Les sciences occultes désignent un corpus de savoirs et de pratiques visant à explorer les forces invisibles et les correspondances cachées qui relient l’homme au cosmos. Leur approche s’inscrit à l’intersection de la philosophie, de la métaphysique et de la pratique rituelle : elles transcendent le cadre d’un simple folklore pour offrir une méthode d’investigation systématique de la réalité subtile. L’étude de ces disciplines requiert à la fois rigueur intellectuelle et sensibilité aux phénomènes non ordinaires, car l’objet même de la recherche occulte suppose la coexistence d’un monde visible et d’une trame énergétique imperceptible à l’œil nu. Ce premier chapitre pose les fondations conceptuelles de l’ouvrage : il définit les grandes catégories de l’ésotérisme occidental, évoque les postulats essentiels – vibration universelle, correspondances microcosme/macrocosme, efficacité symbolique – et dessine le fil conducteur qui sous-tend la progression historique et thématique des chapitres suivants.

Histoire et origines
La genèse des sciences occultes plonge ses racines dans les civilisations mésopotamiennes et égyptiennes, où des magiciens-prêtres transcrivaient sur papyrus et tablettes l’art de la divination et de la protection rituelle. À ces traditions antiques se sont greffées les spéculations hermétiques attribuées à Hermès Trismégiste, dont le Corpus Hermeticum a irrigué la pensée philosophique et mystique gréco-romaine. Le Moyen Âge a vu l’intégration de ces savoirs dans la scolastique chrétienne et dans les traités d’alchimie transmis par les savants arabes comme al-Kindī et Avicenne. Aux XVe et XVIe siècles, la Renaissance européenne a réactivé l’héritage hermétique et kabbalistique par l’entremise de figures telles que Marsile Ficin et Paracelse, ouvrant la voie à la formation de sociétés initiatiques comme la Rose-Croix et la Golden Dawn à la fin du XIXe siècle.
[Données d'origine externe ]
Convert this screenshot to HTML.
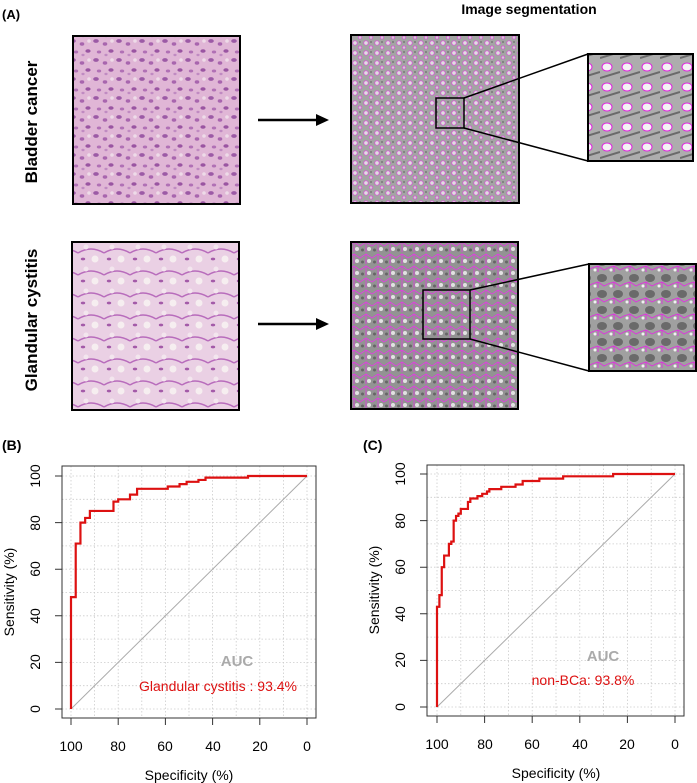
<!DOCTYPE html>
<html><head><meta charset="utf-8"><style>
html,body{margin:0;padding:0;background:#fff;}
svg{display:block;font-family:"Liberation Sans",Arial,sans-serif;}
</style></head><body>
<svg width="697" height="783" viewBox="0 0 697 783" xmlns="http://www.w3.org/2000/svg">
<defs>
<pattern id="he1" width="23" height="19" patternUnits="userSpaceOnUse">
<rect width="23" height="19" fill="#e0b6d6"/>
<ellipse cx="4" cy="3" rx="2.8" ry="1.9" fill="#9c5aa6"/>
<ellipse cx="13" cy="6" rx="2.3" ry="1.7" fill="#a865ae"/>
<ellipse cx="19" cy="13" rx="2.6" ry="1.8" fill="#9a55a2"/>
<ellipse cx="7" cy="14" rx="2.2" ry="1.5" fill="#b070b5"/>
<ellipse cx="14" cy="17" rx="1.6" ry="1.2" fill="#c08ac2"/>
<circle cx="20" cy="3" r="1.8" fill="#eedbe8"/>
</pattern>
<pattern id="he2" width="26" height="22" patternUnits="userSpaceOnUse">
<rect width="26" height="22" fill="#ead0e4"/>
<path d="M0 11 Q13 3 26 11" stroke="#b86cbc" stroke-width="1.6" fill="none"/>
<ellipse cx="5" cy="17" rx="2.2" ry="1.4" fill="#a35aa8"/>
<circle cx="17" cy="17" r="3.5" fill="#f6eef0"/>
<circle cx="8" cy="5" r="2.5" fill="#f3e6ee"/>
</pattern>
<pattern id="sg1" width="11" height="10" patternUnits="userSpaceOnUse">
<rect width="11" height="10" fill="#a4a4a4"/>
<circle cx="3" cy="3" r="2.2" fill="#dedede" stroke="#e040e0" stroke-width="0.7"/>
<circle cx="8" cy="7.5" r="1.6" fill="#d0d0d0" stroke="#e040e0" stroke-width="0.6"/>
<circle cx="8" cy="2" r="1" fill="#7a7a7a"/>
</pattern>
<pattern id="sg2" width="12" height="12" patternUnits="userSpaceOnUse">
<rect width="12" height="12" fill="#939393"/>
<path d="M0 6 L6 2 L12 6 M6 2 L6 12" stroke="#e23ce2" stroke-width="0.8" fill="none"/>
<circle cx="9" cy="9" r="2" fill="#e2e2e2"/>
<circle cx="2.5" cy="10" r="1.5" fill="#666"/>
</pattern>
<pattern id="in1" width="20" height="20" patternUnits="userSpaceOnUse">
<rect width="20" height="20" fill="#adadad"/>
<ellipse cx="7" cy="7" rx="5" ry="4" fill="#f4f4f4" stroke="#e020e0" stroke-width="1"/>
<path d="M0 18 L20 12" stroke="#6a6a6a" stroke-width="2"/>
</pattern>
<pattern id="in2" width="16" height="16" patternUnits="userSpaceOnUse">
<rect width="16" height="16" fill="#a0a0a0"/>
<ellipse cx="10" cy="6" rx="5" ry="4" fill="#6a6a6a"/>
<path d="M0 12 L6 10 L12 14 L16 12 M6 10 L6 16" stroke="#e030e0" stroke-width="0.9" fill="none"/>
<circle cx="3" cy="14" r="1.5" fill="#f2f2f2"/>
</pattern>
</defs>

<!-- Panel A -->
<text x="2" y="19" font-size="13" font-weight="bold">(A)</text>
<text x="529" y="14" font-size="14" font-weight="bold" text-anchor="middle">Image segmentation</text>
<text transform="translate(37,122) rotate(-90)" font-size="17" font-weight="bold" text-anchor="middle">Bladder cancer</text>
<text transform="translate(37,320) rotate(-90)" font-size="17" font-weight="bold" text-anchor="middle">Glandular cystitis</text>

<rect x="73" y="36" width="167" height="168" fill="url(#he1)" stroke="#000" stroke-width="2"/>
<rect x="72" y="242" width="167" height="168" fill="url(#he2)" stroke="#000" stroke-width="2"/>
<rect x="351" y="35" width="168" height="168" fill="url(#sg1)" stroke="#000" stroke-width="2"/>
<rect x="351" y="242" width="167" height="167" fill="url(#sg2)" stroke="#000" stroke-width="2"/>
<rect x="588" y="54" width="105" height="107" fill="url(#in1)" stroke="#000" stroke-width="2"/>
<rect x="589" y="264" width="107" height="107" fill="url(#in2)" stroke="#000" stroke-width="2"/>
<rect x="436" y="98" width="28" height="30" fill="none" stroke="#000" stroke-width="1.5"/>
<rect x="423" y="290" width="47" height="49" fill="none" stroke="#000" stroke-width="1.5"/>
<path d="M464 98 L588 54 M464 128 L588 161 M470 290 L589 264 M470 339 L589 371" stroke="#000" stroke-width="1.5"/>
<path d="M258 120 L318 120" stroke="#000" stroke-width="2.5"/>
<path d="M316 114 L329 120 L316 126 Z" fill="#000"/>
<path d="M258 324 L318 324" stroke="#000" stroke-width="2.5"/>
<path d="M316 318 L329 324 L316 330 Z" fill="#000"/>

<!-- Panel B -->
<text x="2" y="450" font-size="14" font-weight="bold">(B)</text>
<g stroke="#ccc" stroke-width="0.8" stroke-dasharray="1.5,2" fill="none">
<path d="M71 466V718M94.6 466V718M118.2 466V718M141.8 466V718M165.4 466V718M189 466V718M212.6 466V718M236.2 466V718M259.8 466V718M283.4 466V718M307 466V718"/>
<path d="M62 709H316M62 685.7H316M62 662.4H316M62 639.1H316M62 615.8H316M62 592.5H316M62 569.2H316M62 545.9H316M62 522.6H316M62 499.3H316M62 476H316"/>
</g>
<line x1="71" y1="709" x2="307" y2="476" stroke="#aaa" stroke-width="1"/>
<g transform="translate(307,709) scale(-2.36,-2.33)">
<path vector-effect="non-scaling-stroke" d="M100 0 L100 48 L98 48 L98 71 L96 71 L96 80 L94 80 L94 82 L92 82 L92 85 L82 85 L82 89 L80 89 L80 90 L75 90 L75 92 L72 92 L72 94.5 L59 94.5 L59 95.5 L54 95.5 L54 96.5 L51 96.5 L51 97.5 L46 97.5 L46 98.3 L43 98.3 L43 99.3 L25 99.3 L25 100 L0 100" fill="none" stroke="#dd1111" stroke-width="2.2"/>
</g>
<rect x="62" y="466" width="254" height="252" fill="none" stroke="#333" stroke-width="1"/>
<g stroke="#333" stroke-width="1">
<path d="M71 718v7M118.2 718v7M165.4 718v7M212.6 718v7M259.8 718v7M307 718v7"/>
<path d="M62 709h-7M62 662.4h-7M62 615.8h-7M62 569.2h-7M62 522.6h-7M62 476h-7"/>
</g>
<g font-size="14" text-anchor="middle" fill="#000">
<text x="71" y="751">100</text><text x="118" y="751">80</text><text x="165" y="751">60</text><text x="213" y="751">40</text><text x="260" y="751">20</text><text x="307" y="751">0</text>
<text transform="translate(40,709) rotate(-90)">0</text>
<text transform="translate(40,662) rotate(-90)">20</text>
<text transform="translate(40,616) rotate(-90)">40</text>
<text transform="translate(40,569) rotate(-90)">60</text>
<text transform="translate(40,523) rotate(-90)">80</text>
<text transform="translate(40,476) rotate(-90)">100</text>
<text x="189" y="780">Specificity (%)</text>
<text transform="translate(14,592) rotate(-90)">Sensitivity (%)</text>
</g>
<text x="237" y="666" font-size="15" font-weight="bold" fill="#aaa" text-anchor="middle">AUC</text>
<text x="218" y="691" font-size="14" fill="#dd1111" text-anchor="middle">Glandular cystitis : 93.4%</text>

<!-- Panel C -->
<text x="363" y="450" font-size="14" font-weight="bold">(C)</text>
<g stroke="#ccc" stroke-width="0.8" stroke-dasharray="1.5,2" fill="none">
<path d="M437 465V716M460.8 465V716M484.6 465V716M508.4 465V716M532.2 465V716M556 465V716M579.8 465V716M603.6 465V716M627.4 465V716M651.2 465V716M675 465V716"/>
<path d="M427 707H684M427 683.7H684M427 660.4H684M427 637.1H684M427 613.8H684M427 590.5H684M427 567.2H684M427 543.9H684M427 520.6H684M427 497.3H684M427 474H684"/>
</g>
<line x1="437" y1="707" x2="675" y2="474" stroke="#aaa" stroke-width="1"/>
<g transform="translate(675,707) scale(-2.38,-2.33)">
<path vector-effect="non-scaling-stroke" d="M100 0 L100 43 L99 43 L99 48 L98 48 L98 60 L97 60 L97 65 L95 65 L95 70 L94 70 L94 71 L93 71 L93 80 L92 80 L92 82 L91 82 L91 83 L90 83 L90 85 L87 85 L87 88 L86 88 L86 89.5 L83 89.5 L83 90.5 L81 90.5 L81 91.5 L79 91.5 L79 92.5 L78 92.5 L78 93.5 L73 93.5 L73 94.5 L67 94.5 L67 95.5 L64 95.5 L64 97 L57 97 L57 98 L47 98 L47 99 L26 99 L26 100 L0 100" fill="none" stroke="#dd1111" stroke-width="2.2"/>
</g>
<rect x="427" y="465" width="257" height="251" fill="none" stroke="#333" stroke-width="1"/>
<g stroke="#333" stroke-width="1">
<path d="M437 716v7M484.6 716v7M532.2 716v7M579.8 716v7M627.4 716v7M675 716v7"/>
<path d="M427 707h-7M427 660.4h-7M427 613.8h-7M427 567.2h-7M427 520.6h-7M427 474h-7"/>
</g>
<g font-size="14" text-anchor="middle" fill="#000">
<text x="437" y="749">100</text><text x="485" y="749">80</text><text x="532" y="749">60</text><text x="580" y="749">40</text><text x="627" y="749">20</text><text x="675" y="749">0</text>
<text transform="translate(405,707) rotate(-90)">0</text>
<text transform="translate(405,660) rotate(-90)">20</text>
<text transform="translate(405,614) rotate(-90)">40</text>
<text transform="translate(405,567) rotate(-90)">60</text>
<text transform="translate(405,521) rotate(-90)">80</text>
<text transform="translate(405,474) rotate(-90)">100</text>
<text x="556" y="778">Specificity (%)</text>
<text transform="translate(379,590) rotate(-90)">Sensitivity (%)</text>
</g>
<text x="603" y="661" font-size="15" font-weight="bold" fill="#aaa" text-anchor="middle">AUC</text>
<text x="583" y="685" font-size="14" fill="#dd1111" text-anchor="middle">non-BCa: 93.8%</text>
</svg>
</body></html>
Fondements théoriques et cosmologie
Au cœur de l’ésotérisme occidental, la cosmologie se structure autour de plans successifs de réalité : le plan physique, éthérique, astral, mental et spirituel forment un continuum énergétique où chaque niveau influe subtilement sur les autres. Cette architecture repose sur la conviction que tous les phénomènes sont manifestations de vibrations différenciées et que l’esprit humain, à travers ses facultés intuitives, peut percevoir et modifier ces vibrations. Les symboles jouent un rôle central : qu’il s’agisse de géométrie sacrée, de correspondances numériques ou de sigils, ils constituent un langage actif qui libère des énergies et ordonne le monde invisible. La théorie des correspondances, telle que développée par Paracelse et la tradition cabalistique, établit un réseau de relations dynamiques entre les étoiles, les plantes, les pierres, les couleurs et les états psychiques.
Alchimie et transmutation
L’alchimie est à la fois une pratique laboratoire et une voie initiatique destinée à la perfection intérieure. Le symbolisme des opérations alchimiques – nigredo, albedo, citrinitas et rubedo – décrit un processus de mort et de renaissance psychospirituelle, parallèlement aux manipulations chimiques visant la transmutation des métaux. La tradition occidentale, héritière des traités arabes et médiévaux, a élaboré une sémiologie riche où l’or et le mercure, le souffre et le sel, apparaissent comme les matières premières de l’âme. Les laboratoires des adeptes, loin d’être de simples ateliers, servaient de théâtre d’expériences symboliques où l’opérateur confrontait forces astrologiques, entités élémentaires et analogies végétales pour catalyser la pierre philosophale. Les écrits de Michael Maier ou de Mary Anne Atwood témoignent encore aujourd’hui des méthodes de méditation et de travail sur soi liées aux opérations alchimiques.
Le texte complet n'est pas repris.